A Deeper Look at the Numbers

Unity's Q1 2025 earnings initially painted a hopeful picture, with reported EPS of $0.24 versus a consensus estimate of $0.12. Revenue reached $435 million, a 5% year-over-year increase that beat analyst expectations of $417 million.

However, beneath these headline figures lie more troubling trends. Both the "Create" segment (which includes engine licensing) and the "Grow" segment (covering monetization and cloud services) showed year-over-year declines of approximately 6%, indicating persistent demand headwinds despite cost-cutting measures.

The company's financial flexibility remains constrained by a net debt-to-equity ratio of approximately 0.70 and negative free cash flow in the second half of 2024. Analysts maintain a consensus "Hold" rating on the stock with an average price target of $25.14, suggesting limited upside from current levels.

The Path Forward: Leadership Vacuum or Opportunity?

As of Wednesday evening, Unity had not announced a successor to Collins, leaving questions about who will guide the company's technical strategy at this pivotal moment.

"The way Unity handles this transition will be telling," observes Delgado. "A swift appointment of a qualified CTO with gaming engine experience could reassure the market.
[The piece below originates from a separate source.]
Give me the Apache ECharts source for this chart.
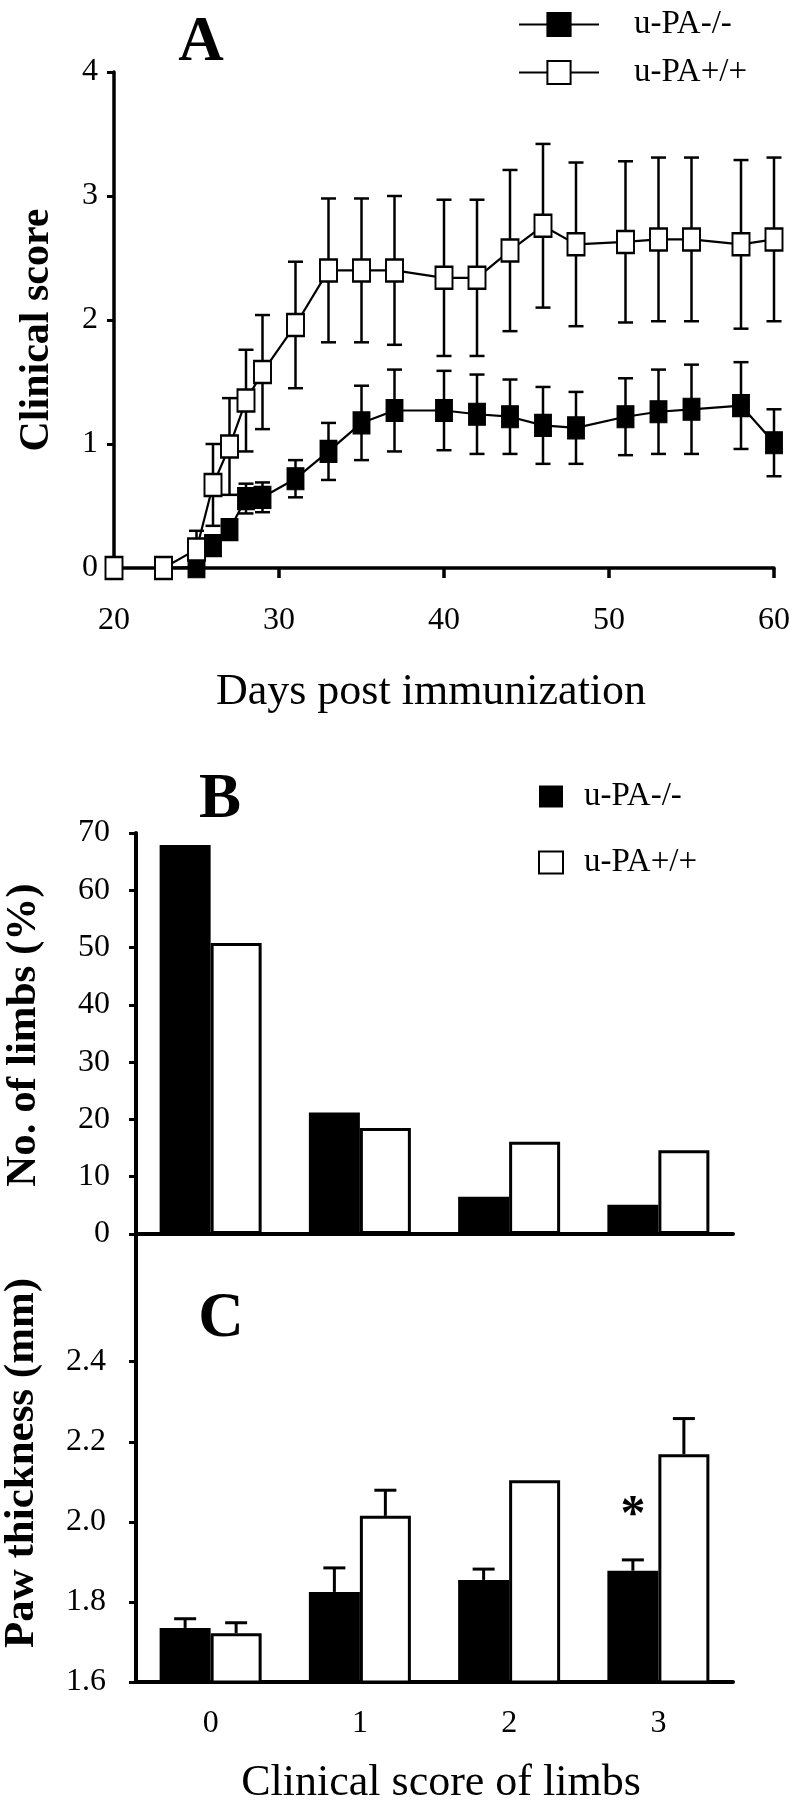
<!DOCTYPE html>
<html><head><meta charset="utf-8">
<script src="https://cdn.jsdelivr.net/npm/echarts/dist/echarts.min.js"></script>
<style>html,body{margin:0;padding:0;background:#fff}#c{width:797px;height:1800px}</style>
</head><body><div id="c"></div>
<script>
// Panel A: clinical score over time
const days = [20,23,25,26,27,28,29,31,33,35,37,40,42,44,46,48,51,53,55,58,60];
const koScore = [0,0,0.01,0.18,0.31,0.56,0.57,0.72,0.94,1.17,1.27,1.27,1.24,1.22,1.15,1.13,1.22,1.26,1.28,1.31,1.01];
const koErr   = [0,0,0,0,0,0.12,0.12,0.15,0.23,0.30,0.33,0.32,0.32,0.30,0.31,0.29,0.31,0.34,0.36,0.35,0.27];
const wtScore = [0,0,0.15,0.67,0.98,1.35,1.58,1.96,2.40,2.40,2.40,2.34,2.34,2.56,2.76,2.61,2.63,2.65,2.65,2.61,2.65];
const wtErr   = [0,0,0.15,0.33,0.39,0.41,0.46,0.51,0.58,0.58,0.60,0.63,0.63,0.65,0.66,0.66,0.65,0.66,0.66,0.68,0.66];
// Panel B: distribution of limb scores
const limbCategories = ['0','1','2','3'];
const koLimbPct = [67.9,21.2,6.5,5.1];
const wtLimbPct = [50.8,18.5,16.1,14.6];
// Panel C: paw thickness
const koPaw = [1.735,1.825,1.855,1.878];
const koPawErr = [0.023,0.06,0.027,0.027];
const wtPaw = [1.722,2.015,2.104,2.169];
const wtPawErr = [0.026,0.064,0,0.089];
const pawSignificant = [false,false,false,true];
const pawTicks = [1.6,1.8,2.0,2.2,2.4];

const FONT = '"Liberation Serif","Times New Roman",serif';
const BLACK = '#000';

function errDataA(means, errs){ return days.map((d,i)=>[d, means[i]-errs[i], means[i]+errs[i]]); }
function renderErrA(params, api){
  const x = api.value(0), lo = api.value(1), hi = api.value(2);
  if (!(hi - lo > 0)) return null;
  const a = api.coord([x, lo]), b = api.coord([x, hi]);
  const hw = 7.5, st = {stroke: BLACK, lineWidth: 2.5};
  return {type:'group', children:[
    {type:'line', shape:{x1:a[0],y1:a[1],x2:b[0],y2:b[1]}, style:st},
    {type:'line', shape:{x1:a[0]-hw,y1:a[1],x2:a[0]+hw,y2:a[1]}, style:st},
    {type:'line', shape:{x1:b[0]-hw,y1:b[1],x2:b[0]+hw,y2:b[1]}, style:st}
  ]};
}
function makeErrC(offset){
  return function(params, api){
    const c = api.value(0), m = api.value(1), e = api.value(2);
    if (!(e > 0)) return null;
    const a = api.coord([c, m]), b = api.coord([c, m + e]);
    const x = a[0] + offset, hw = 11, st = {stroke: BLACK, lineWidth: 3};
    return {type:'group', children:[
      {type:'line', shape:{x1:x,y1:a[1],x2:x,y2:b[1]}, style:st},
      {type:'line', shape:{x1:x-hw,y1:b[1],x2:x+hw,y2:b[1]}, style:st}
    ]};
  };
}

const axisLineStyle = w => ({show:true, lineStyle:{color:BLACK, width:w}});
const tickStyle = (len, w) => ({show:true, inside:false, length:len, lineStyle:{color:BLACK, width:w}});
const labelStyle = (m) => ({color:BLACK, fontFamily:FONT, fontSize:32, margin:m});

const chart = echarts.init(document.getElementById('c'), null, {renderer:'canvas'});
chart.setOption({
  animation:false,
  backgroundColor:'#fff',
  grid:[
    {left:114, top:72, width:660, height:496},
    {left:136, top:833, width:597, height:401},
    {left:136, top:1234, width:597, height:448}
  ],
  xAxis:[
    {gridIndex:0, type:'value', min:20, max:60, interval:10,
     axisLine:axisLineStyle(3.5), axisTick:tickStyle(10,3.5), axisLabel:labelStyle(37), splitLine:{show:false}},
    {gridIndex:1, type:'category', data:limbCategories,
     axisLine:axisLineStyle(4), axisTick:{show:false}, axisLabel:{show:false}},
    {gridIndex:2, type:'category', data:limbCategories,
     axisLine:axisLineStyle(4), axisTick:{show:false}, axisLabel:labelStyle(26)}
  ],
  yAxis:[
    {gridIndex:0, type:'value', min:0, max:4, interval:1,
     axisLine:axisLineStyle(3.5), axisTick:tickStyle(7,3), axisLabel:labelStyle(16), splitLine:{show:false}},
    {gridIndex:1, type:'value', min:0, max:70, interval:10,
     axisLine:axisLineStyle(4), axisTick:tickStyle(7,3), axisLabel:labelStyle(26), splitLine:{show:false}},
    {gridIndex:2, type:'value', min:1.6, max:2.719,
     axisLine:axisLineStyle(4),
     axisTick:Object.assign(tickStyle(7,3), {customValues:pawTicks}),
     axisLabel:Object.assign(labelStyle(30), {customValues:pawTicks, formatter:v=>Number(v).toFixed(1)}),
     splitLine:{show:false}}
  ],
  legend:[
    {data:['u-PA-/-','u-PA+/+'], orient:'vertical', left:513, top:3,
     itemWidth:80, itemHeight:29, itemGap:15, selectedMode:false,
     textStyle:{fontFamily:FONT, fontSize:33, color:BLACK, padding:[0,0,0,30]}},
    {data:['B u-PA-/-','B u-PA+/+'], orient:'vertical', left:533, top:775,
     itemWidth:24, itemHeight:22, itemGap:33, selectedMode:false, icon:'rect',
     formatter:n=>n.slice(2),
     textStyle:{fontFamily:FONT, fontSize:33, color:BLACK, padding:[0,0,0,16]}}
  ],
  series:[
    {type:'custom', xAxisIndex:0, yAxisIndex:0, renderItem:renderErrA,
     data:errDataA(koScore, koErr), encode:{x:0, y:[1,2]}, z:2, silent:true},
    {name:'u-PA-/-', type:'line', xAxisIndex:0, yAxisIndex:0,
     data:days.map((d,i)=>[d, koScore[i]]),
     symbol:'rect', symbolSize:[17,22], showSymbol:true,
     lineStyle:{color:BLACK, width:2.2}, itemStyle:{color:BLACK, borderColor:BLACK, borderWidth:1}, z:3},
    {type:'custom', xAxisIndex:0, yAxisIndex:0, renderItem:renderErrA,
     data:errDataA(wtScore, wtErr), encode:{x:0, y:[1,2]}, z:4, silent:true},
    {name:'u-PA+/+', type:'line', xAxisIndex:0, yAxisIndex:0,
     data:days.map((d,i)=>[d, wtScore[i]]),
     symbol:'rect', symbolSize:[17,22], showSymbol:true,
     lineStyle:{color:BLACK, width:2.2}, itemStyle:{color:'#fff', borderColor:BLACK, borderWidth:2.2}, z:5},

    {name:'B u-PA-/-', type:'bar', xAxisIndex:1, yAxisIndex:1, data:koLimbPct,
     barWidth:51, barGap:'0%', itemStyle:{color:BLACK, borderColor:BLACK, borderWidth:0}},
    {name:'B u-PA+/+', type:'bar', xAxisIndex:1, yAxisIndex:1, data:wtLimbPct,
     barWidth:51, barGap:'0%', itemStyle:{color:'#fff', borderColor:BLACK, borderWidth:3}},

    {name:'B u-PA-/-', type:'bar', xAxisIndex:2, yAxisIndex:2,
     data:koPaw.map((v,i)=> pawSignificant[i] ? {value:v, label:{show:true}} : v),
     barWidth:51, barGap:'0%', itemStyle:{color:BLACK},
     label:{show:false, position:'top', distance:30, formatter:'*', fontFamily:FONT, fontSize:50, fontWeight:'bold', color:BLACK}},
    {name:'B u-PA+/+', type:'bar', xAxisIndex:2, yAxisIndex:2, data:wtPaw,
     barWidth:51, barGap:'0%', itemStyle:{color:'#fff', borderColor:BLACK, borderWidth:3}},
    {type:'custom', xAxisIndex:2, yAxisIndex:2, renderItem:makeErrC(-25.5),
     data:limbCategories.map((c,i)=>[i, koPaw[i], koPawErr[i]]), encode:{x:0, y:1}, z:5, silent:true},
    {type:'custom', xAxisIndex:2, yAxisIndex:2, renderItem:makeErrC(25.5),
     data:limbCategories.map((c,i)=>[i, wtPaw[i], wtPawErr[i]]), encode:{x:0, y:1}, z:5, silent:true}
  ],
  graphic:{elements:[
    {type:'text', x:201, y:44, style:{text:'A', fontFamily:FONT, fontSize:63, fontWeight:'bold', fill:BLACK, align:'center', verticalAlign:'middle', textAlign:'center', textVerticalAlign:'middle'}},
    {type:'text', x:220, y:801, style:{text:'B', fontFamily:FONT, fontSize:63, fontWeight:'bold', fill:BLACK, align:'center', verticalAlign:'middle', textAlign:'center', textVerticalAlign:'middle'}},
    {type:'text', x:221, y:1320, style:{text:'C', fontFamily:FONT, fontSize:63, fontWeight:'bold', fill:BLACK, align:'center', verticalAlign:'middle', textAlign:'center', textVerticalAlign:'middle'}},
    {type:'text', x:37, y:330, rotation:Math.PI/2, style:{text:'Clinical score', fontFamily:FONT, fontSize:42, fontWeight:'bold', fill:BLACK, align:'center', verticalAlign:'middle', textAlign:'center', textVerticalAlign:'middle'}},
    {type:'text', x:431, y:692, style:{text:'Days post immunization', fontFamily:FONT, fontSize:44, fill:BLACK, align:'center', verticalAlign:'middle', textAlign:'center', textVerticalAlign:'middle'}},
    {type:'text', x:24, y:1035, rotation:Math.PI/2, style:{text:'No. of limbs (%)', fontFamily:FONT, fontSize:43, fontWeight:'bold', fill:BLACK, align:'center', verticalAlign:'middle', textAlign:'center', textVerticalAlign:'middle'}},
    {type:'text', x:22, y:1463, rotation:Math.PI/2, style:{text:'Paw thickness (mm)', fontFamily:FONT, fontSize:43, fontWeight:'bold', fill:BLACK, align:'center', verticalAlign:'middle', textAlign:'center', textVerticalAlign:'middle'}},
    {type:'text', x:441, y:1783, style:{text:'Clinical score of limbs', fontFamily:FONT, fontSize:44, fill:BLACK, align:'center', verticalAlign:'middle', textAlign:'center', textVerticalAlign:'middle'}}
  ]}
});
</script></body></html>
A protracted search or an internal promotion without the necessary credentials could exacerbate concerns about their product roadmap."

For investors and developers alike, several key milestones will determine whether Collins' departure represents a minor setback or a more significant disruption:

  • The timeline for naming a new CTO
  • Unity 6's beta feedback and official launch date
  • Q2 2025 earnings guidance, particularly regarding "Create" segment stabilization
  • Developer adoption metrics following recent pricing model adjustments

Investment Perspective: Navigating Uncertainty

For investors eyeing Unity stock, the current landscape presents a mixed picture. The company's Relative Strength Rating recently jumped from 83 to 91, placing it among the top performers over the past 52 weeks. Yet this technical strength contrasts with fundamental concerns about growth deceleration and leadership stability.
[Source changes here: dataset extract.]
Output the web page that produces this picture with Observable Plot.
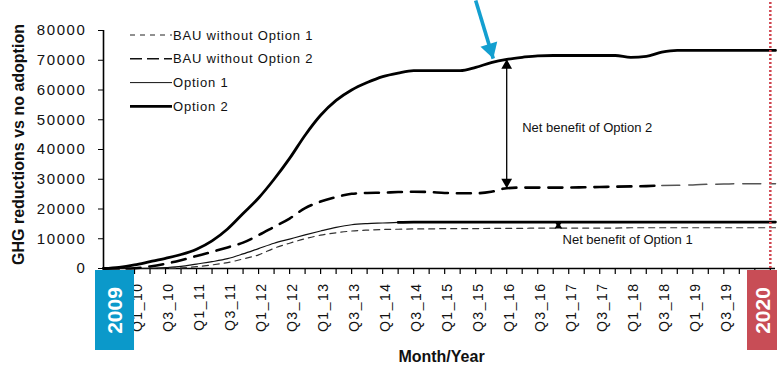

At approximately $27, Unity trades at roughly 25 times forward enterprise value to revenue—a premium valuation that demands flawless execution. This creates a high-risk, potentially high-reward scenario where positive developments could drive the stock toward $30, while setbacks could trigger a retreat toward the $20-22 range.

"Investors should maintain position sizing discipline and consider tight stop-losses around the $24 level," suggests Delgado. "The next few months will be critical in determining whether Unity can successfully navigate this transition and deliver on its technical promises."
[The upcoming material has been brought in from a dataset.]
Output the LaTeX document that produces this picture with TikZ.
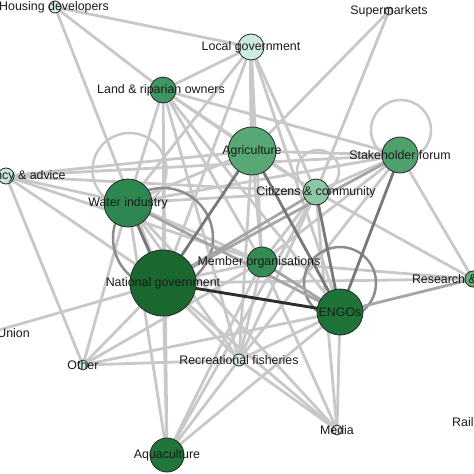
\documentclass[tikz,border=0pt]{standalone}
\usepackage{fontspec}
\setmainfont{Liberation Sans}
\definecolor{elight}{RGB}{200,200,200}
\definecolor{emid}{RGB}{165,165,165}
\definecolor{edark}{RGB}{120,120,120}
\definecolor{eblack}{RGB}{45,45,45}
\definecolor{cnat}{RGB}{26,104,48}
\definecolor{cengo}{RGB}{30,115,55}
\definecolor{caqua}{RGB}{32,118,58}
\definecolor{cwater}{RGB}{46,135,80}
\definecolor{cmem}{RGB}{52,140,85}
\definecolor{cland}{RGB}{64,150,98}
\definecolor{cagri}{RGB}{88,168,118}
\definecolor{cstake}{RGB}{80,160,110}
\definecolor{cres}{RGB}{100,170,125}
\definecolor{ccit}{RGB}{140,200,165}
\definecolor{clg}{RGB}{205,235,222}
\definecolor{ccons}{RGB}{200,232,215}
\definecolor{csmall}{RGB}{212,236,224}
\pgfdeclarelayer{background}
\pgfsetlayers{background,main}
\begin{document}
\begin{tikzpicture}[x=1pt,y=-1pt,
  vtx/.style={circle,draw=black!85,line width=0.8pt,inner sep=0pt,outer sep=0pt},
  lab/.style={font=\fontsize{12.4}{14}\selectfont,text=black!90,inner sep=0pt},
  el/.style={draw=elight,line width=2.8pt},
  elthick/.style={draw=elight,line width=4.4pt},
  em/.style={draw=emid,line width=2.8pt},
  ed/.style={draw=edark,line width=2.8pt},
  eb/.style={draw=eblack,line width=2.9pt},
  loopl/.style={draw=elight,line width=2.5pt},
  loopd/.style={draw=edark!85!white,line width=2.5pt}]
\useasboundingbox (0,0) rectangle (474,474);
\clip (0,0) rectangle (474,474);
% nodes
\node[vtx,fill=csmall,minimum size=12pt] (hd) at (55,7) {};
\node[vtx,fill=csmall,minimum size=8pt] (sup) at (389,11) {};
\node[vtx,fill=clg,minimum size=26pt] (lg) at (251,47) {};
\node[vtx,fill=cland,minimum size=26pt] (land) at (163,90) {};
\node[vtx,fill=cagri,minimum size=48pt] (agri) at (252,151) {};
\node[vtx,fill=cstake,minimum size=36pt] (stake) at (400,155) {};
\node[vtx,fill=ccit,minimum size=26pt] (cit) at (316,192) {};
\node[vtx,fill=ccons,minimum size=16pt] (cons) at (6,176) {};
\node[vtx,fill=cwater,minimum size=48pt] (water) at (128,203) {};
\node[vtx,fill=cmem,minimum size=30pt] (mem) at (262,262) {};
\node[vtx,fill=cnat,minimum size=66pt] (nat) at (163,283) {};
\node[vtx,fill=cengo,minimum size=46pt] (engo) at (340,312) {};
\node[vtx,fill=cres,minimum size=16pt] (res) at (473,279) {};
\node[vtx,fill=csmall,minimum size=10pt] (eu) at (-15,334) {};
\node[vtx,fill=csmall,minimum size=10pt] (oth) at (83,365) {};
\node[vtx,fill=csmall,minimum size=12pt] (rec) at (239,360) {};
\node[vtx,fill=csmall,minimum size=10pt] (media) at (337,430) {};
\node[vtx,fill=caqua,minimum size=34pt] (aqua) at (167,455) {};
% edges
\begin{pgfonlayer}{background}
\foreach \a/\b in {hd/lg,hd/land,hd/nat,sup/agri,sup/cit,
  lg/land,lg/cit,lg/engo,lg/nat,lg/water,lg/mem,
  land/agri,land/stake,land/cit,land/water,land/nat,land/mem,land/engo,land/rec,land/aqua,
  agri/stake,agri/cit,agri/cons,agri/water,agri/mem,agri/rec,
  stake/cit,stake/water,stake/mem,stake/res,stake/cons,stake/rec,
  cit/water,cit/mem,cit/res,cit/media,cit/cons,cit/rec,cit/aqua,
  water/cons,water/mem,water/rec,water/oth,water/aqua,water/media,
  mem/nat,mem/res,mem/rec,mem/media,mem/cons,mem/oth,mem/aqua,
  nat/res,nat/eu,nat/oth,nat/rec,nat/media,nat/aqua,nat/cons,
  engo/rec,engo/media,engo/aqua,engo/oth,
  oth/cons,oth/rec,rec/media,rec/aqua}
  \draw[el] (\a) -- (\b);
\draw[elthick] (lg) -- (agri);
\draw[loopl] (129.5,170) circle (37);
\draw[loopl] (401,130) circle (30);
\draw[loopl] (318,171) circle (21);
\draw[loopd] (163,238) circle (50);
\draw[loopd] (340,283) circle (36);
\foreach \a/\b in {stake/nat,cit/nat,water/engo,mem/engo,engo/res}
  \draw[em] (\a) -- (\b);
\foreach \a/\b in {agri/nat,agri/engo,water/nat,stake/engo,cit/engo}
  \draw[ed] (\a) -- (\b);
\draw[eb] (nat) -- (engo);
\end{pgfonlayer}
% labels
\node[lab] (l-hd) at (54,7) {Housing developers};
\node[lab] (l-sup) at (sup) {Supermarkets};
\node[lab] (l-lg) at (lg) {Local government};
\node[lab] (l-land) at (161,90) {Land \& riparian owners};
\node[lab] (l-agri) at (agri) {Agriculture};
\node[lab] (l-stake) at (stake) {Stakeholder forum};
\node[lab] (l-cit) at (cit) {Citizens \& community};
\node[lab] (l-cons) at (cons) {Consultancy \& advice};
\node[lab] (l-water) at (water) {Water industry};
\node[lab] (l-mem) at (259,262) {Member organisations};
\node[lab] (l-nat) at (nat) {National government};
\node[lab] (l-engo) at (engo) {ENGOs};
\node[lab] (l-res) at (res) {Research \& academia};
\node[lab] (l-eu) at (eu) {European Union};
\node[lab] (l-oth) at (oth) {Other};
\node[lab] (l-rec) at (rec) {Recreational fisheries};
\node[lab] (l-media) at (media) {Media};
\node[lab] (l-aqua) at (aqua) {Aquaculture};
\node[lab,anchor=west] (l-rail) at (452,422) {Rail};
\end{tikzpicture}
\end{document}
Market participants would be wise to closely monitor insider activity—any open market purchases by CEO Bromberg or CFO Jarrod Yahes would signal confidence, while increased hedging activity would suggest continued caution.

The Broader Gaming Technology Landscape

Unity's challenges unfold against a backdrop of broader contraction in the gaming industry, with multiple studios announcing layoffs throughout 2024 and 2025. This macro environment could further complicate Unity's recovery efforts if developers delay engine upgrades or reduce cloud service subscriptions.

Simultaneously, competition from Epic's Unreal Engine continues to intensify, particularly in high-fidelity graphics capabilities. The open-source Godot Engine has also gained traction among indie developers seeking alternatives to commercial game engines.

For Unity to maintain its position as a dominant platform for real-time 3D development, stabilizing leadership and delivering on technical promises will be essential. The departure of Collins—regardless of the personal reasons cited—removes a key architect from this effort at a critical juncture.

As one longtime Unity developer put it: "We're watching closely. Unity still has incredible technology and reach, but we need to see consistent leadership and technical vision to fully rebuild that bridge of trust."

Disclaimer: Market analysis represents informed opinions based on current data and historical patterns. Past performance does not guarantee future results. Readers should consult financial advisors for personalized investment guidance.